* The problem:
Everything from the first line down to the line containing "4.5, interval: 0.5" is to be retyped exactly, both ends included, with pictures left out.

* Data shown:
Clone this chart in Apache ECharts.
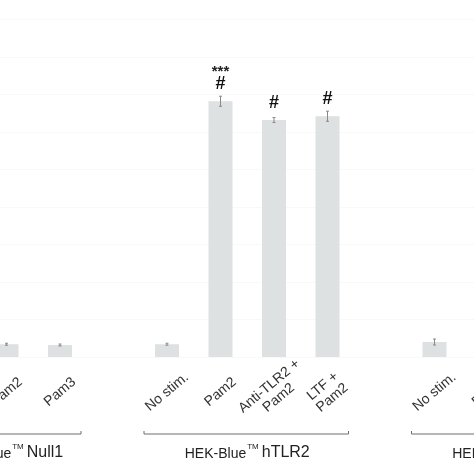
<!DOCTYPE html>
<html>
<head>
<meta charset="utf-8">
<script src="https://cdn.jsdelivr.net/npm/echarts@6/dist/echarts.min.js"></script>
<style>
  html, body { margin: 0; padding: 0; background: #ffffff; }
  #chart { width: 474px; height: 474px; }
</style>
</head>
<body>
<div id="chart"></div>
<script>
// ---- data (cropped figure) ----
const categories = ['No stim.', 'Pam2', 'Pam3', '', 'No stim.', 'Pam2', 'Anti-TLR2 +\nPam2', 'LTF +\nPam2', '', 'No stim.', 'Pam2', '', ''];
const values     = [null, 0.17, 0.16, null, 0.17, 3.41, 3.16, 3.21, null, 0.20, null, null, null];
const errors     = [null, 0.013, 0.013, null, 0.013, 0.067, 0.033, 0.067, null, 0.04, null, null, null];
const marks      = ['', '', '', '', '', '***\n#', '#', '#', '', '', '', '', ''];
const groupNames = ['Null1', 'hTLR2', 'hTLR4'];
const groupStart = [0, 4, 9];
const groupEnd   = [2, 7, 12];
const yTicks     = { min: 0, max: 4.5, interval: 0.5 };

const FONT = 'Liberation Sans, Arial, sans-serif';
const chart = echarts.init(document.getElementById('chart'), null, { renderer: 'canvas' });

const option = {
  backgroundColor: '#ffffff',
  animation: false,
  grid: {
    left: -73.75, right: -147.75, top: 19.5, bottom: 117,
    containLabel: false, outerBoundsMode: 'none'
  },
  xAxis: {
    type: 'category',
    data: categories,
    axisLine: { show: false },
    axisTick: { show: false },
    axisLabel: {
      interval: 0,
      rotate: 40,
      align: 'center',
      verticalAlign: 'middle',
      margin: 35,
      fontSize: 14,
      lineHeight: 15,
      color: '#333333',
      fontFamily: FONT
    }
  },
  yAxis: {
    type: 'value',
    min: yTicks.min, max: yTicks.max, interval: yTicks.interval,
    axisLine: { show: false },
    axisTick: { show: false },
    axisLabel: { show: false },
    splitLine: { show: true, lineStyle: { color: '#f8f8f8', width: 1 } }
  },
  series: [
    {
      type: 'bar',
      data: values,
      barWidth: 24,
      itemStyle: { color: '#dde1e1' },
      label: {
        show: true,
        position: 'top',
        distance: 8,
        formatter: function (p) {
          const m = marks[p.dataIndex];
          if (!m) return '';
          return m.split('\n').map(function (s) { return s === '#' ? '{h|#}' : '{s|' + s + '}'; }).join('\n');
        },
        rich: {
          s: { fontSize: 15, fontWeight: 'bold', lineHeight: 13, color: '#222', fontFamily: FONT, padding: [6, 0, 0, 0] },
          h: { fontSize: 18, fontWeight: 'bold', lineHeight: 18, color: '#111', fontFamily: FONT }
        }
      },
      z: 2
    },
    {
      type: 'custom',
      data: values.map(function (v, i) { return [i, v]; }),
      renderItem: function (params, api) {
        const i = params.dataIndex;
        const v = values[i], e = errors[i];
        if (v == null || e == null) return null;
        const hi = api.coord([i, v + e]);
        const lo = api.coord([i, v - e]);
        const cap = 1.5;
        const st = { stroke: '#8a8a8a', lineWidth: 1 };
        return {
          type: 'group',
          children: [
            { type: 'line', shape: { x1: hi[0], y1: hi[1], x2: lo[0], y2: lo[1] }, style: st },
            { type: 'line', shape: { x1: hi[0] - cap, y1: hi[1], x2: hi[0] + cap, y2: hi[1] }, style: st },
            { type: 'line', shape: { x1: lo[0] - cap, y1: lo[1], x2: lo[0] + cap, y2: lo[1] }, style: st }
          ]
        };
      },
      z: 3,
      silent: true
    },
    {
      type: 'custom',
      clip: false,
      data: groupStart.map(function (s) { return [s, 0]; }),
      renderItem: function (params, api) {
        const g = params.dataIndex;
        const a = api.coord([groupStart[g], 0]);
        const b = api.coord([groupEnd[g], 0]);
        const y0 = a[1];
        const ly = y0 + 77;
        const x1 = a[0] - 23, x2 = b[0] + 21;
        return {
          type: 'group',
          children: [
            {
              type: 'polyline',
              shape: { points: [[x1, ly - 3], [x1, ly], [x2, ly], [x2, ly - 3]] },
              style: { stroke: '#6f6f6f', lineWidth: 1, fill: null }
            },
            {
              type: 'text',
              style: {
                x: (a[0] + b[0]) / 2, y: y0 + 95,
                text: '{a|HEK-Blue}{t|TM}{b|' + groupNames[g] + '}',
                align: 'center', verticalAlign: 'middle',
                rich: {
                  a: { fontSize: 14, fontFamily: FONT, fill: '#222', verticalAlign: 'bottom', lineHeight: 18 },
                  t: { fontSize: 8, fontFamily: FONT, fill: '#222', verticalAlign: 'top', padding: [0, 3, 8, 1], lineHeight: 18 },
                  b: { fontSize: 16, fontFamily: FONT, fill: '#222', verticalAlign: 'bottom', lineHeight: 18 }
                }
              }
            }
          ]
        };
      },
      silent: true
    }
  ]
};
chart.setOption(option);
</script>
</body>
</html>
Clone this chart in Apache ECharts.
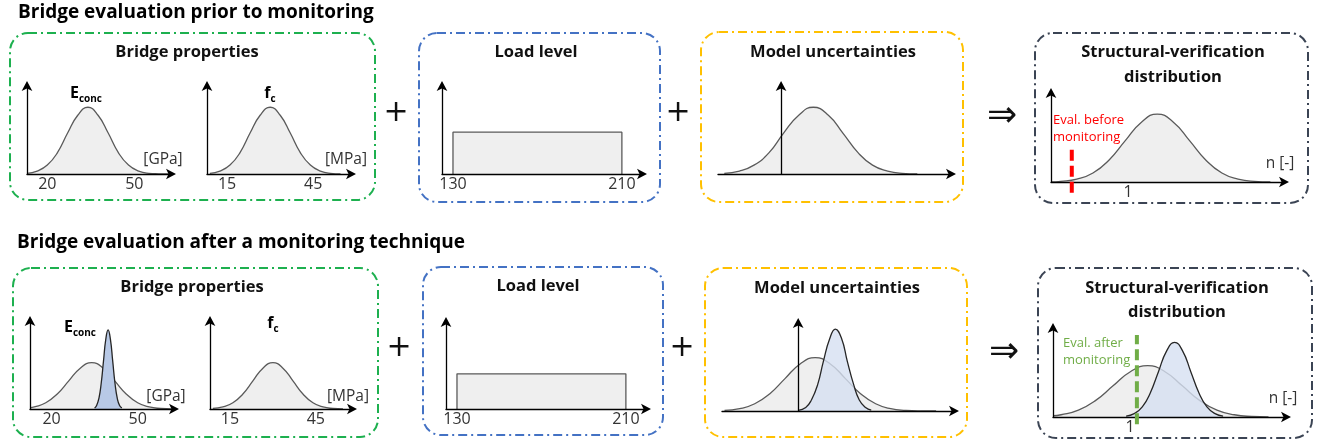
<!DOCTYPE html>
<html>
<head>
<meta charset="utf-8">
<script src="https://cdn.jsdelivr.net/npm/echarts/dist/echarts.min.js"></script>
<style>
html,body{margin:0;padding:0;background:#fff;}
#chart{width:1322px;height:448px;}
</style>
</head>
<body>
<div id="chart"></div>
<script>
// ---------------- DATA ----------------
// tick labels
const econcTicks = [20, 50];
const fcTicks = [15, 45];
const loadTicks = [130, 210];
const structTicks = [1];

// Prior row
const econcPriorX = [13, 16.5, 20, 23.5, 27, 30.5, 34, 37.5, 41, 44.5, 48, 51.5, 55, 58.5, 62];
const econcPriorY = [0.008, 0.033, 0.10, 0.24, 0.46, 0.66, 0.75, 0.66, 0.46, 0.24, 0.10, 0.033, 0.008, 0.002, 0.0];
const fcPriorX = [9, 12.5, 16, 19.5, 23, 26.5, 30, 33.5, 37, 40.5, 44, 47.5, 51, 54.5];
const fcPriorY = [0.008, 0.033, 0.10, 0.24, 0.46, 0.66, 0.75, 0.66, 0.46, 0.24, 0.10, 0.033, 0.008, 0.002];
const loadX = [130, 130, 210, 210];
const loadPriorY = [0, 0.47, 0.47, 0];
const modelPriorX = [-0.9, -0.66, -0.43, -0.19, 0.04, 0.28, 0.51, 0.75, 0.98, 1.22, 1.45, 1.69, 1.92, 2.16];
const modelPriorY = [0.008, 0.033, 0.10, 0.24, 0.46, 0.66, 0.75, 0.66, 0.46, 0.24, 0.10, 0.033, 0.008, 0.002];
const structPriorX = [0, 0.125, 0.335, 0.545, 0.755, 0.965, 1.175, 1.38, 1.59, 1.80, 2.01, 2.22, 2.43, 2.64, 2.85];
const structPriorY = [0.002, 0.008, 0.033, 0.10, 0.245, 0.46, 0.665, 0.755, 0.665, 0.46, 0.245, 0.10, 0.033, 0.008, 0.002];
const evalBeforeX = [0.27, 0.27];
const evalBeforeY = [-0.12, 0.38];

// After-monitoring row
const econcAfterGreyX = [12.5, 14, 18, 22, 26, 30, 34, 38, 42, 46, 50, 54, 58, 62];
const econcAfterGreyY = [0.014, 0.023, 0.07, 0.169, 0.316, 0.459, 0.52, 0.459, 0.316, 0.169, 0.07, 0.023, 0.006, 0.001];
const econcAfterBlueX = [35, 35.7, 36.5, 37.3, 38.1, 38.9, 39.7, 40.5, 41.3, 42.1, 42.9, 43.7, 44.5];
const econcAfterBlueY = [0.012, 0.039, 0.12, 0.289, 0.54, 0.785, 0.89, 0.785, 0.54, 0.289, 0.12, 0.039, 0.012];
const fcAfterX = [9, 12.5, 16, 19.5, 23, 26.5, 30, 33.5, 37, 40.5, 44, 47.5, 51, 54.5];
const fcAfterY = [0.006, 0.023, 0.07, 0.169, 0.316, 0.459, 0.52, 0.459, 0.316, 0.169, 0.07, 0.023, 0.006, 0.001];
const loadAfterY = [0, 0.40, 0.40, 0];
const modelAfterGreyX = [-1.17, -0.93, -0.69, -0.45, -0.21, 0.03, 0.27, 0.51, 0.75, 0.99, 1.23, 1.47, 1.71, 1.95, 2.19];
const modelAfterGreyY = [0.007, 0.026, 0.081, 0.195, 0.364, 0.529, 0.60, 0.529, 0.364, 0.195, 0.081, 0.026, 0.007, 0.001, 0];
const modelAfterBlueX = [0, 0.12, 0.21, 0.31, 0.40, 0.50, 0.59, 0.69, 0.78, 0.88, 0.97, 1.07, 1.16];
const modelAfterBlueY = [0.008, 0.040, 0.124, 0.299, 0.558, 0.811, 0.92, 0.811, 0.558, 0.299, 0.124, 0.040, 0.010];
const structAfterGreyX = [0, 0.105, 0.33, 0.555, 0.78, 1.005, 1.23, 1.455, 1.68, 1.905, 2.13, 2.355, 2.58, 2.8];
const structAfterGreyY = [0.014, 0.025, 0.077, 0.185, 0.346, 0.503, 0.57, 0.503, 0.346, 0.185, 0.077, 0.025, 0.006, 0.001];
const structAfterBlueX = [0.95, 1.055, 1.16, 1.265, 1.37, 1.475, 1.58, 1.685, 1.79, 1.895, 2.0, 2.105, 2.21];
const structAfterBlueY = [0.009, 0.037, 0.112, 0.27, 0.504, 0.732, 0.83, 0.732, 0.504, 0.27, 0.112, 0.037, 0.009];
const evalAfterX = [1.09, 1.09];
const evalAfterY = [-0.08, 0.91];

// ---------------- LAYOUT / STYLE ----------------
const FONT = '"Open Sans", "Noto Sans", sans-serif';
const GREY_FILL = '#efefef', GREY_LINE = '#5a5a5a';
const BLUE_FILL = '#b8c9e6', BLUE_FILL2 = '#d6e0f1', BLUE_LINE = '#262626';

const panels = [
  // top row
  {rect:[27, 85, 145, 89], min:13, max:63, ticks:econcTicks},
  {rect:[207, 85, 145, 89], min:8, max:58.5, ticks:fcTicks},
  {rect:[442, 85, 201, 89], min:124.8, max:220, ticks:loadTicks},
  {rect:[718, 85, 234, 89], min:-1.0, max:2.71, ticks:[]},
  {rect:[1051, 92, 234, 90], min:0, max:3.04, ticks:structTicks},
  // bottom row
  {rect:[30, 320, 145, 89], min:12.5, max:63, ticks:econcTicks},
  {rect:[210, 320, 143, 89], min:8, max:58, ticks:fcTicks},
  {rect:[446, 321, 201, 88], min:124.8, max:220, ticks:loadTicks},
  {rect:[722, 322, 233, 89], min:-1.21, max:2.49, ticks:[]},
  {rect:[1053, 327, 234, 90], min:0, max:3.04, ticks:structTicks}
];

const axisLineStyle = {color:'#000', width:1.3};
const grids = [], xAxes = [], yAxes = [];
panels.forEach((p, i) => {
  grids.push({left:p.rect[0], top:p.rect[1], width:p.rect[2], height:p.rect[3], containLabel:false});
  xAxes.push({
    gridIndex:i, type:'value', min:p.min, max:p.max, z:5,
    axisLine:{show:true, onZero:true, symbol:['none','arrow'], symbolSize:[8,10], symbolOffset:[0,4], lineStyle:axisLineStyle},
    axisTick:{show:false}, splitLine:{show:false},
    axisLabel:{show:p.ticks.length > 0, customValues:p.ticks, fontSize:16, color:'#333', margin:2, fontFamily:FONT, hideOverlap:false}
  });
  yAxes.push({
    gridIndex:i, type:'value', min:0, max:1, z:5,
    axisLine:{show:true, onZero:true, symbol:['none','arrow'], symbolSize:[8,10], symbolOffset:[0,4], lineStyle:axisLineStyle},
    axisTick:{show:false}, splitLine:{show:false}, axisLabel:{show:false}
  });
});

function zip(xs, ys){ return xs.map((x, i) => [x, ys[i]]); }
function curve(gi, xs, ys, fill, stroke, z, fillOpacity, smooth){
  return {
    type:'line', xAxisIndex:gi, yAxisIndex:gi, data:zip(xs, ys),
    smooth: smooth === undefined ? true : smooth,
    symbol:'none', showSymbol:false, silent:true, z:z,
    lineStyle:{color:stroke, width:1.3},
    areaStyle:{color:fill, opacity:fillOpacity === undefined ? 1 : fillOpacity}
  };
}
function evalLine(gi, xs, ys, color){
  return {
    type:'line', xAxisIndex:gi, yAxisIndex:gi, data:zip(xs, ys), clip:false,
    symbol:'none', showSymbol:false, silent:true, z:10,
    lineStyle:{color:color, width:4, type:[11,5]}
  };
}

const series = [
  curve(0, econcPriorX, econcPriorY, GREY_FILL, GREY_LINE, 2),
  curve(1, fcPriorX, fcPriorY, GREY_FILL, GREY_LINE, 2),
  curve(2, loadX, loadPriorY, GREY_FILL, GREY_LINE, 2, 1, false),
  curve(3, modelPriorX, modelPriorY, GREY_FILL, GREY_LINE, 2),
  curve(4, structPriorX, structPriorY, GREY_FILL, GREY_LINE, 2),
  evalLine(4, evalBeforeX, evalBeforeY, '#ff0000'),
  curve(5, econcAfterGreyX, econcAfterGreyY, GREY_FILL, GREY_LINE, 2),
  curve(5, econcAfterBlueX, econcAfterBlueY, BLUE_FILL, BLUE_LINE, 3, 1),
  curve(6, fcAfterX, fcAfterY, GREY_FILL, GREY_LINE, 2),
  curve(7, loadX, loadAfterY, GREY_FILL, GREY_LINE, 2, 1, false),
  curve(8, modelAfterGreyX, modelAfterGreyY, GREY_FILL, GREY_LINE, 2),
  curve(8, modelAfterBlueX, modelAfterBlueY, BLUE_FILL2, BLUE_LINE, 3, 0.8),
  curve(9, structAfterGreyX, structAfterGreyY, GREY_FILL, GREY_LINE, 2),
  curve(9, structAfterBlueX, structAfterBlueY, BLUE_FILL2, BLUE_LINE, 3, 0.8),
  evalLine(9, evalAfterX, evalAfterY, '#70ad47')
];

// ---------------- GRAPHICS (boxes, texts) ----------------
const DASH = [9, 4, 2, 4];
function box(x, y, w, h, color){
  return {type:'rect', z:1, silent:true, shape:{x:x, y:y, width:w, height:h, r:18},
    style:{fill:'none', stroke:color, lineWidth:2, lineDash:DASH}};
}
function txt(x, y, text, size, weight, color, align, family){
  return {type:'text', x:x, y:y, z:20, silent:true,
    style:{text:text, fontSize:size, fontWeight:weight || 'normal', fontFamily:family || FONT,
      fill:color || '#000', align:align || 'center', verticalAlign:'middle'}};
}
function sub(x, y, main, low){
  return {type:'text', x:x, y:y, z:20, silent:true,
    style:{text:'{a|' + main + '}{b|' + low + '}', align:'center', verticalAlign:'middle',
      rich:{
        a:{fontSize:16, fontWeight:'bold', fontFamily:FONT, fill:'#000', lineHeight:20, verticalAlign:'bottom'},
        b:{fontSize:10, fontWeight:'bold', fontFamily:FONT, fill:'#000', lineHeight:14, verticalAlign:'bottom', padding:[0,0,-3,0]}
      }}};
}

const C_GREEN = '#1db04f', C_BLUE = '#4472c4', C_YELLOW = '#ffc000', C_DARK = '#3b4454';
const graphic = [
  txt(18, 13, 'Bridge evaluation prior to monitoring', 19, 'bold', '#000', 'left'),
  txt(17, 243, 'Bridge evaluation after a monitoring technique', 19, 'bold', '#000', 'left'),
  // top boxes
  box(10, 33, 365, 167, C_GREEN),
  box(419, 33, 241, 169, C_BLUE),
  box(701, 32, 262, 170, C_YELLOW),
  box(1035, 33, 273, 170, C_DARK),
  // bottom boxes
  box(13, 268, 365, 169, C_GREEN),
  box(423, 267, 240, 168, C_BLUE),
  box(705, 268, 262, 169, C_YELLOW),
  box(1038, 268, 274, 170, C_DARK),
  // box titles
  txt(187, 52, 'Bridge properties', 16.5, 'bold', '#111'),
  txt(536, 52, 'Load level', 16.5, 'bold', '#111'),
  txt(833, 52, 'Model uncertainties', 16.5, 'bold', '#111'),
  txt(1173, 52, 'Structural-verification', 16.5, 'bold', '#111'),
  txt(1173, 77, 'distribution', 16.5, 'bold', '#111'),
  txt(192, 287, 'Bridge properties', 16.5, 'bold', '#111'),
  txt(538, 286, 'Load level', 16.5, 'bold', '#111'),
  txt(837, 288, 'Model uncertainties', 16.5, 'bold', '#111'),
  txt(1177, 288, 'Structural-verification', 16.5, 'bold', '#111'),
  txt(1177, 312, 'distribution', 16.5, 'bold', '#111'),
  // variable names
  sub(86, 91, 'E', 'conc'),
  sub(270, 91, 'f', 'c'),
  sub(80, 325, 'E', 'conc'),
  sub(273, 321, 'f', 'c'),
  // units
  txt(163, 160, '[GPa]', 15.5, 'normal', '#333'),
  txt(346, 160, '[MPa]', 15.5, 'normal', '#333'),
  txt(1280, 164, 'n [-]', 15.5, 'normal', '#333'),
  txt(166, 397, '[GPa]', 15.5, 'normal', '#333'),
  txt(348, 397, '[MPa]', 15.5, 'normal', '#333'),
  txt(1283, 399, 'n [-]', 15.5, 'normal', '#333'),
  // eval labels
  txt(1053, 120, 'Eval. before', 13, 'normal', '#ff0000', 'left'),
  txt(1053, 137, 'monitoring', 13, 'normal', '#ff0000', 'left'),
  txt(1063, 343, 'Eval. after', 13, 'normal', '#70ad47', 'left'),
  txt(1063, 360, 'monitoring', 13, 'normal', '#70ad47', 'left'),
  // operators
  txt(396, 113, '+', 30, 'normal', '#111', 'center', '"DejaVu Sans"'),
  txt(678, 113, '+', 30, 'normal', '#111', 'center', '"DejaVu Sans"'),
  txt(399, 348, '+', 30, 'normal', '#111', 'center', '"DejaVu Sans"'),
  txt(682, 348, '+', 30, 'normal', '#111', 'center', '"DejaVu Sans"'),
  txt(1002, 117, '\u21D2', 36, 'normal', '#111', 'center', '"DejaVu Sans"'),
  txt(1004, 353, '\u21D2', 36, 'normal', '#111', 'center', '"DejaVu Sans"')
];

const chart = echarts.init(document.getElementById('chart'), null, {renderer:'canvas'});
chart.setOption({
  animation:false,
  backgroundColor:'#fff',
  grid:grids, xAxis:xAxes, yAxis:yAxes, series:series, graphic:graphic
});
</script>
</body>
</html>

* Solution to the exercise:
Clone this chart in Apache ECharts.
<!DOCTYPE html>
<html>
<head>
<meta charset="utf-8">
<script src="https://cdn.jsdelivr.net/npm/echarts@6/dist/echarts.min.js"></script>
<style>
  html, body { margin: 0; padding: 0; background: #ffffff; }
  #chart { width: 474px; height: 474px; }
</style>
</head>
<body>
<div id="chart"></div>
<script>
// ---- data (cropped figure) ----
const categories = ['No stim.', 'Pam2', 'Pam3', '', 'No stim.', 'Pam2', 'Anti-TLR2 +\nPam2', 'LTF +\nPam2', '', 'No stim.', 'Pam2', '', ''];
const values     = [null, 0.17, 0.16, null, 0.17, 3.41, 3.16, 3.21, null, 0.20, null, null, null];
const errors     = [null, 0.013, 0.013, null, 0.013, 0.067, 0.033, 0.067, null, 0.04, null, null, null];
const marks      = ['', '', '', '', '', '***\n#', '#', '#', '', '', '', '', ''];
const groupNames = ['Null1', 'hTLR2', 'hTLR4'];
const groupStart = [0, 4, 9];
const groupEnd   = [2, 7, 12];
const yTicks     = { min: 0, max: 4.5, interval: 0.5 };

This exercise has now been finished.